* **WHAT IS ASKED**
Would you transcribe the listing that follows, character for character, and omit its images?

* **MATERIAL**
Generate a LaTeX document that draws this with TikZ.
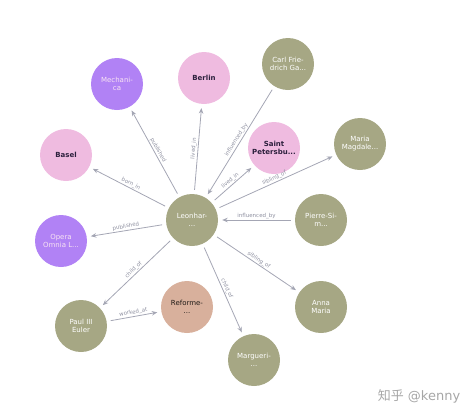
\documentclass[tikz,border=0pt]{standalone}
\usepackage{fontspec}
\setmainfont{DejaVu Sans}
\newfontfamily\cjk{Noto Sans CJK SC}
\usetikzlibrary{arrows.meta}

\definecolor{olive}{HTML}{A6A784}
\definecolor{pinky}{HTML}{EFBBE0}
\definecolor{violet}{HTML}{B182F5}
\definecolor{peach}{HTML}{D8B09C}
\definecolor{edgegray}{HTML}{A4A6B4}
\definecolor{lblgray}{HTML}{8E90A0}

\begin{document}
\begin{tikzpicture}[x=1pt, y=-1pt,
    ent/.style={circle, minimum size=52pt, inner sep=0pt, align=center,
        font=\fontsize{7}{8}\selectfont},
    person/.style={ent, fill=olive, text=white},
    place/.style={ent, fill=pinky, text=black!75!violet},
    work/.style={ent, fill=violet, text=pinky!40!white},
    org/.style={ent, fill=peach, text=black!85!peach},
    rel/.style={draw=edgegray, line width=0.8pt, shorten >=4pt, shorten <=4pt,
        -{Stealth[length=5.5pt, width=4.5pt]}},
    lbl/.style={midway, sloped, above, inner sep=1pt, text=lblgray,
        font=\fontsize{5.5}{6.5}\selectfont}]
    \useasboundingbox (0,0) rectangle (474,418);

    % Centre node
    \node[person] (leonhard) at (192,220) {Leonhar-\\...};

    % Surrounding nodes
    \node[work]   (mechanica) at (117,84)  {Mechani-\\ca};
    \node[place]  (berlin)    at (204,78)  {\textbf{Berlin}};
    \node[person] (gauss)     at (288,64)  {Carl Frie-\\drich Ga...};
    \node[place]  (basel)     at (66,155)  {\textbf{Basel}};
    \node[place]  (petersburg) at (274,148) {\textbf{Saint}\\\textbf{Petersbu...}};
    \node[person] (magdalena) at (360,144) {Maria\\Magdale...};
    \node[person] (laplace)   at (321,220) {Pierre-Si-\\m...};
    \node[work]   (opera)     at (61,241)  {Opera\\Omnia L...};
    \node[person] (annamaria) at (321,307) {Anna\\Maria};
    \node[org]    (reformed)  at (187,307) {Reforme-\\...};
    \node[person] (paul)      at (81,326)  {Paul III\\Euler};
    \node[person] (marguerite) at (254,360) {Margueri-\\...};

    % Relations
    \draw[rel] (leonhard) -- node[lbl] {published} (mechanica);
    \draw[rel] (leonhard) -- node[lbl] {lived\_in} (berlin);
    \draw[rel] (gauss) -- node[lbl] {influenced\_by} (leonhard);
    \draw[rel] (leonhard) -- node[lbl] {lived\_in} (petersburg);
    \draw[rel] (leonhard) -- node[lbl] {born\_in} (basel);
    \draw[rel] (leonhard) -- node[lbl] {sibling\_of} (magdalena);
    \draw[rel] (laplace) -- node[lbl] {influenced\_by} (leonhard);
    \draw[rel] (leonhard) -- node[lbl] {published} (opera);
    \draw[rel] (leonhard) -- node[lbl] {sibling\_of} (annamaria);
    \draw[rel] (leonhard) -- node[lbl] {child\_of} (marguerite);
    \draw[rel] (leonhard) -- node[lbl] {child\_of} (paul);
    \draw[rel] (paul) -- node[lbl] {worked\_at} (reformed);

    % Watermark
    \node[text=black!35, font=\fontsize{13}{15}\selectfont] (mark) at (419,396)
        {{\cjk 知乎} @kenny};
\end{tikzpicture}
\end{document}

* **PROBLEM SOLUTION**
Generate a LaTeX document that draws this with TikZ.
\documentclass[tikz,border=0pt]{standalone}
\usepackage{fontspec}
\setmainfont{DejaVu Sans}
\newfontfamily\cjk{Noto Sans CJK SC}
\usetikzlibrary{arrows.meta}

\definecolor{olive}{HTML}{A6A784}
\definecolor{pinky}{HTML}{EFBBE0}
\definecolor{violet}{HTML}{B182F5}
\definecolor{peach}{HTML}{D8B09C}
\definecolor{edgegray}{HTML}{A4A6B4}
\definecolor{lblgray}{HTML}{8E90A0}

\begin{document}
\begin{tikzpicture}[x=1pt, y=-1pt,
    ent/.style={circle, minimum size=52pt, inner sep=0pt, align=center,
        font=\fontsize{7}{8}\selectfont},
    person/.style={ent, fill=olive, text=white},
    place/.style={ent, fill=pinky, text=black!75!violet},
    work/.style={ent, fill=violet, text=pinky!40!white},
    org/.style={ent, fill=peach, text=black!85!peach},
    rel/.style={draw=edgegray, line width=0.8pt, shorten >=4pt, shorten <=4pt,
        -{Stealth[length=5.5pt, width=4.5pt]}},
    lbl/.style={midway, sloped, above, inner sep=1pt, text=lblgray,
        font=\fontsize{5.5}{6.5}\selectfont}]
    \useasboundingbox (0,0) rectangle (474,418);

    % Centre node
    \node[person] (leonhard) at (192,220) {Leonhar-\\...};

    % Surrounding nodes
    \node[work]   (mechanica) at (117,84)  {Mechani-\\ca};
    \node[place]  (berlin)    at (204,78)  {\textbf{Berlin}};
    \node[person] (gauss)     at (288,64)  {Carl Frie-\\drich Ga...};
    \node[place]  (basel)     at (66,155)  {\textbf{Basel}};
    \node[place]  (petersburg) at (274,148) {\textbf{Saint}\\\textbf{Petersbu...}};
    \node[person] (magdalena) at (360,144) {Maria\\Magdale...};
    \node[person] (laplace)   at (321,220) {Pierre-Si-\\m...};
    \node[work]   (opera)     at (61,241)  {Opera\\Omnia L...};
    \node[person] (annamaria) at (321,307) {Anna\\Maria};
    \node[org]    (reformed)  at (187,307) {Reforme-\\...};
    \node[person] (paul)      at (81,326)  {Paul III\\Euler};
    \node[person] (marguerite) at (254,360) {Margueri-\\...};

    % Relations
    \draw[rel] (leonhard) -- node[lbl] {published} (mechanica);
    \draw[rel] (leonhard) -- node[lbl] {lived\_in} (berlin);
    \draw[rel] (gauss) -- node[lbl] {influenced\_by} (leonhard);
    \draw[rel] (leonhard) -- node[lbl] {lived\_in} (petersburg);
    \draw[rel] (leonhard) -- node[lbl] {born\_in} (basel);
    \draw[rel] (leonhard) -- node[lbl] {sibling\_of} (magdalena);
    \draw[rel] (laplace) -- node[lbl] {influenced\_by} (leonhard);
    \draw[rel] (leonhard) -- node[lbl] {published} (opera);
    \draw[rel] (leonhard) -- node[lbl] {sibling\_of} (annamaria);
    \draw[rel] (leonhard) -- node[lbl] {child\_of} (marguerite);
    \draw[rel] (leonhard) -- node[lbl] {child\_of} (paul);
    \draw[rel] (paul) -- node[lbl] {worked\_at} (reformed);

    % Watermark
    \node[text=black!35, font=\fontsize{13}{15}\selectfont] (mark) at (419,396)
        {{\cjk 知乎} @kenny};
\end{tikzpicture}
\end{document}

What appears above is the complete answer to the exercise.